### Exercise instructions
Copy out each line below that has the word "diagram" in it.

------ Data records

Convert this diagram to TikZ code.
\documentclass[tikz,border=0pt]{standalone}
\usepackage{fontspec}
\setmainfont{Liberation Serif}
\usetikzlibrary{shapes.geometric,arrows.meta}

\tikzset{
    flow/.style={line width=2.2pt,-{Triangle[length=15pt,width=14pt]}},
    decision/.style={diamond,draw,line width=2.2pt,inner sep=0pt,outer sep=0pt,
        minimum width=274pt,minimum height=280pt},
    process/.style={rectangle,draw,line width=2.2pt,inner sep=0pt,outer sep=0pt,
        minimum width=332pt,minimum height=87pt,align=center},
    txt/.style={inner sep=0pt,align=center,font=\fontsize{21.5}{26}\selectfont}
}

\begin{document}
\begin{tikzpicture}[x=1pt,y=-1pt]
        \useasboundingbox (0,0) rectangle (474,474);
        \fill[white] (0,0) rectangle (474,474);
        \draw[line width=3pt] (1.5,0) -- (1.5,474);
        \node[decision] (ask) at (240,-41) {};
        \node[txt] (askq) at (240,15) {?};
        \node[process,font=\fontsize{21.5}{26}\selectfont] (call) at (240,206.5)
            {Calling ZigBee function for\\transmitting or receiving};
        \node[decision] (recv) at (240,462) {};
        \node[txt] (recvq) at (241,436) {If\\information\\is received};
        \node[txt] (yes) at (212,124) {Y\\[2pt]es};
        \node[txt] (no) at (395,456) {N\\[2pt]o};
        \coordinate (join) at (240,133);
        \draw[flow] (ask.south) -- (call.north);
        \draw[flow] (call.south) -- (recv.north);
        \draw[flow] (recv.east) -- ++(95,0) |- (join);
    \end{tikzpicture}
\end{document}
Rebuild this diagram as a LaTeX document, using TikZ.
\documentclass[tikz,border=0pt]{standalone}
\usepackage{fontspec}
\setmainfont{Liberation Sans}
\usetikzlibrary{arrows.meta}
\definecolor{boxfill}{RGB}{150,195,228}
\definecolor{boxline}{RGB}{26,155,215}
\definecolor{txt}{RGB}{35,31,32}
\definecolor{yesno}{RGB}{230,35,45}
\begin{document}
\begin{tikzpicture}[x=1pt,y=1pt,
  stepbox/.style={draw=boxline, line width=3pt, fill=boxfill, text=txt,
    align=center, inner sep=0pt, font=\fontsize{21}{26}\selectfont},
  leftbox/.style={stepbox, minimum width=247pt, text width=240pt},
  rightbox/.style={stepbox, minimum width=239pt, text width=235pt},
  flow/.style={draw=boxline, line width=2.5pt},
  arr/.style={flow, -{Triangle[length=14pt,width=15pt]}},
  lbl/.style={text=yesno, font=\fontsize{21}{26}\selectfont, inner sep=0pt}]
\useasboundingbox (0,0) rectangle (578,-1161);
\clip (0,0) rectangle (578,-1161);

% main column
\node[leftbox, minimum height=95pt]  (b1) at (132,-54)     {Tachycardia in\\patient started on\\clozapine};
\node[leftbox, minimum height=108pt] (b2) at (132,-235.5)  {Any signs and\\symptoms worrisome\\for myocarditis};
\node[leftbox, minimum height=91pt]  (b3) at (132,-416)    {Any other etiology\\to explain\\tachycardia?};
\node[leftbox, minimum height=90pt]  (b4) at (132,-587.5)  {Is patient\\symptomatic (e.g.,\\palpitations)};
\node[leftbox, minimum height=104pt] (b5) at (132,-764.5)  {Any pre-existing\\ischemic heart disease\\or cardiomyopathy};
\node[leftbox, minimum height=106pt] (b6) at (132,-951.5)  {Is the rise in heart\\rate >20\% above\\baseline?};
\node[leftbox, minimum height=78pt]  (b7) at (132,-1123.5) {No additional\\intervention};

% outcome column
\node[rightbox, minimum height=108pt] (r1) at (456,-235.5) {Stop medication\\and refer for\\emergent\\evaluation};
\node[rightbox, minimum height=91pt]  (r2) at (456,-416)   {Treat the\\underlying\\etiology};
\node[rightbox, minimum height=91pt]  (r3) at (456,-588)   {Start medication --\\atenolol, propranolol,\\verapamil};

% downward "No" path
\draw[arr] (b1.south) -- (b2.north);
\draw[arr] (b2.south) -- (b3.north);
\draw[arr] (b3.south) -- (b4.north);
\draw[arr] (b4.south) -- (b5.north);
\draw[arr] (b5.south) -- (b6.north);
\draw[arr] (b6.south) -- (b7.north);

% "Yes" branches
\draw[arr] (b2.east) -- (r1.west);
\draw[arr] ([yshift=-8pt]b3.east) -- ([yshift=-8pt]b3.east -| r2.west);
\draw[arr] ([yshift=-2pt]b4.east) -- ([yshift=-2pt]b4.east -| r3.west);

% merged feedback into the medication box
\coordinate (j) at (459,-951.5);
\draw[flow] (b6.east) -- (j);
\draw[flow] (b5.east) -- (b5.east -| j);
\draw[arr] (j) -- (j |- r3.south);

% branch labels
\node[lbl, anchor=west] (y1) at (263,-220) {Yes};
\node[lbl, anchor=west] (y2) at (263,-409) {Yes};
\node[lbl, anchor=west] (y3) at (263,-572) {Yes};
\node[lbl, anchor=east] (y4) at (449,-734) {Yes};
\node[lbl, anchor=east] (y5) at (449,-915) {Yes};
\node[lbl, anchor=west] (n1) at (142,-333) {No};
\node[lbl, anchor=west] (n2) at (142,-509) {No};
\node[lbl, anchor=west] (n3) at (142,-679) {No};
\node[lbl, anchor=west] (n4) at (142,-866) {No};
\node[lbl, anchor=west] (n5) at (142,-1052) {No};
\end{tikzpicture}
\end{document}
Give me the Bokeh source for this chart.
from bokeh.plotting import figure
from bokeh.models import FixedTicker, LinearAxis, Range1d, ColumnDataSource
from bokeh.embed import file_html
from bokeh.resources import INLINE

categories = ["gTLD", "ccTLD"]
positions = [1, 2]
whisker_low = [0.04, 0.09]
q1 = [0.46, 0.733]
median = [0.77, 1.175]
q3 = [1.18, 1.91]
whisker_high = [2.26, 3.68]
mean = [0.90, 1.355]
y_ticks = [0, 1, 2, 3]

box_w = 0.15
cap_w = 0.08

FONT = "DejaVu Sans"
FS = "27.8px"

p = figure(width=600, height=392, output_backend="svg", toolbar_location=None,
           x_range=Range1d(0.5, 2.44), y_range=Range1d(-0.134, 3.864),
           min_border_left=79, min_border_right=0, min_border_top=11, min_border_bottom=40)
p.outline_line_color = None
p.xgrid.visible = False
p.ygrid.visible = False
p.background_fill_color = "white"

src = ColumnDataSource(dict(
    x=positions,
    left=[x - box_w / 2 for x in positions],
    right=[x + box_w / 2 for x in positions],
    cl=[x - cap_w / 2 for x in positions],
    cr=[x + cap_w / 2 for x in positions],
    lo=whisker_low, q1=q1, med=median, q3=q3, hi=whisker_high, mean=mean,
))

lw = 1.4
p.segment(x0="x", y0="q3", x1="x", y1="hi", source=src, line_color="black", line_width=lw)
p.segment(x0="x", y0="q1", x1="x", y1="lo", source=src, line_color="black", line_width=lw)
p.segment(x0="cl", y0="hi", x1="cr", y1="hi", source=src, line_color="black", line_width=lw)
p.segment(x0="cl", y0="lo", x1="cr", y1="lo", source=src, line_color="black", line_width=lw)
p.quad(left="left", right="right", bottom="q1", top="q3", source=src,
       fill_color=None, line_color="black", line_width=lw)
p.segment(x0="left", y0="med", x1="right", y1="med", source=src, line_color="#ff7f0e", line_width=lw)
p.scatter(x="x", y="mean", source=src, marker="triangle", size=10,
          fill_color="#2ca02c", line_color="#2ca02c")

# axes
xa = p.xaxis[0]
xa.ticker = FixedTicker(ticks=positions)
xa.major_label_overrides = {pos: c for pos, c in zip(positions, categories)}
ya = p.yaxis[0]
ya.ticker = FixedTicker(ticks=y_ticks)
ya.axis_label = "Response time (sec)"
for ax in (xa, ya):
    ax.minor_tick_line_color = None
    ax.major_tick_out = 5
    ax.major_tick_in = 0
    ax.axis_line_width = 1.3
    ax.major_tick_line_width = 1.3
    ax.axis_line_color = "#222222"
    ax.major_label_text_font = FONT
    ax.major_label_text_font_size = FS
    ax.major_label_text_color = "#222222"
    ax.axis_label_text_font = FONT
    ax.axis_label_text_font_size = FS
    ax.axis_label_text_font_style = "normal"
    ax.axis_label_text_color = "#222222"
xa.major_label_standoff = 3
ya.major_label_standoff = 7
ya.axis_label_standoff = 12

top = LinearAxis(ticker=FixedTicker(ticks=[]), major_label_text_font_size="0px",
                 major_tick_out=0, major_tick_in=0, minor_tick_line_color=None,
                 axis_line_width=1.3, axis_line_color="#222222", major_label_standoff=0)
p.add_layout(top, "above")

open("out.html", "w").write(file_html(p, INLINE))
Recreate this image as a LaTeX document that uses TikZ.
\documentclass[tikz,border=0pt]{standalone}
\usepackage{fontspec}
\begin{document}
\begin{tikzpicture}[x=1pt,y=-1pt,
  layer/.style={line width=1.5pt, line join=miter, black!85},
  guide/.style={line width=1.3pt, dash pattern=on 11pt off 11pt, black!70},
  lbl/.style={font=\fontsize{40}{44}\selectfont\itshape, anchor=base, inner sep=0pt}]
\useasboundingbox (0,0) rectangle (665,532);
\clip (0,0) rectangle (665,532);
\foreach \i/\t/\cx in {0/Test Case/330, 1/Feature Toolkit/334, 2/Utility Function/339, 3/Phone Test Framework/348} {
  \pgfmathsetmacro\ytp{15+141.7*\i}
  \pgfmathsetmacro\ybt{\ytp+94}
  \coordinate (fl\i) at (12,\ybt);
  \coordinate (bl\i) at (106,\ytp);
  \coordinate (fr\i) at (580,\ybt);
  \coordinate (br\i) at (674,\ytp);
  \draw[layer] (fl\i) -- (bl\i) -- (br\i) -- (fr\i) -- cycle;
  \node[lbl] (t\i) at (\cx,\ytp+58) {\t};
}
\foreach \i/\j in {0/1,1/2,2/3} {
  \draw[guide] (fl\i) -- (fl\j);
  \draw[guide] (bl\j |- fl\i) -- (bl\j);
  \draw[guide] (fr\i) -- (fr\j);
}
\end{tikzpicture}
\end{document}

------------

### Exercise solution
Convert this diagram to TikZ code.
Rebuild this diagram as a LaTeX document, using TikZ.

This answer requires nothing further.